Question

Solve the differential equation.$$x y^{\prime}-2 y=x^{2}, \quad x>0$$

Answer

**step1** Understanding the problem and identifying its type

The given problem is a first-order linear differential equation: $$x y^{\prime}-2 y=x^{2}$$ where $$x>0$$. Our goal is to find a function $$y(x)$$ that satisfies this equation.

**step2** Rewriting the equation in standard form

To solve a first-order linear differential equation, it is helpful to write it in the standard form: $$y' + P(x)y = Q(x)$$.
We begin by dividing the entire equation by $$x$$ (since $$x>0$$, we can do this without issues):
$$\frac{x y^{\prime}}{x} - \frac{2 y}{x} = \frac{x^{2}}{x}$$
$$y^{\prime} - \frac{2}{x} y = x$$
Now, we can clearly identify $$P(x) = -\frac{2}{x}$$ and $$Q(x) = x$$.

**step3** Calculating the integrating factor

The integrating factor (IF) for a linear first-order differential equation is given by the formula $$e^{\int P(x) dx}$$.
First, let's find the integral of $$P(x)$$:
$$\int P(x) dx = \int -\frac{2}{x} dx = -2 \int \frac{1}{x} dx$$
Since $$x>0$$, the integral of $$\frac{1}{x}$$ is $$\ln x$$.
So, $$\int P(x) dx = -2 \ln x$$.
Using logarithm properties, $$-2 \ln x = \ln(x^{-2})$$.
Now, we can calculate the integrating factor:
$$IF = e^{\ln(x^{-2})} = x^{-2} = \frac{1}{x^2}$$

**step4** Applying the integrating factor

Multiply the standard form of the differential equation by the integrating factor.

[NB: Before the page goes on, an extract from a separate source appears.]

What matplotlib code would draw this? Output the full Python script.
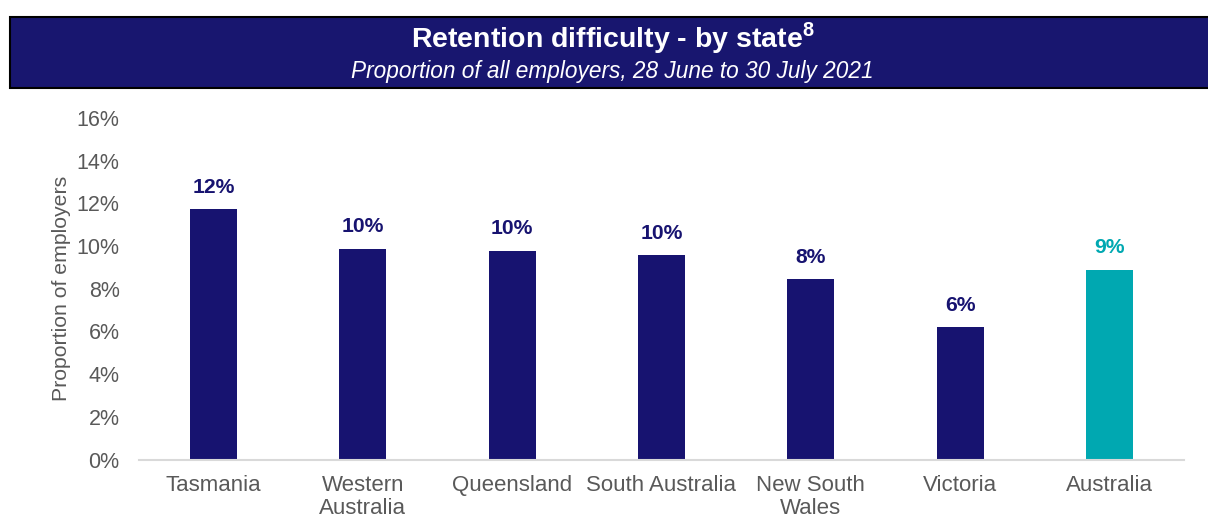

This step transforms the left side of the equation into the derivative of a product:
$$\frac{1}{x^2} \left(y^{\prime} - \frac{2}{x} y\right) = \frac{1}{x^2} (x)$$
$$\frac{1}{x^2} y^{\prime} - \frac{2}{x^3} y = \frac{1}{x}$$
The left side of this equation is the derivative of $$(y \cdot \text{integrating factor})$$. That is, $$\frac{d}{dx}\left(y \cdot \frac{1}{x^2}\right)$$.
So, the equation becomes:
$$\frac{d}{dx}\left(\frac{y}{x^2}\right) = \frac{1}{x}$$

**step5** Integrating both sides

Now, we integrate both sides of the equation with respect to $$x$$ to solve for $$y$$:
$$\int \frac{d}{dx}\left(\frac{y}{x^2}\right) dx = \int \frac{1}{x} dx$$
The integral of a derivative brings us back to the original function:
$$\frac{y}{x^2} = \int \frac{1}{x} dx$$
Again, since $$x>0$$, the integral of $$\frac{1}{x}$$ is $$\ln x$$. Remember to add the constant of integration, denoted by $$C$$.
$$\frac{y}{x^2} = \ln x + C$$

**step6** Solving for y

To find the explicit solution for $$y$$, multiply both sides of the equation by $$x^2$$:
$$y = x^2 (\ln x + C)$$
$$y = x^2 \ln x + C x^2$$
This is the general solution to the given differential equation.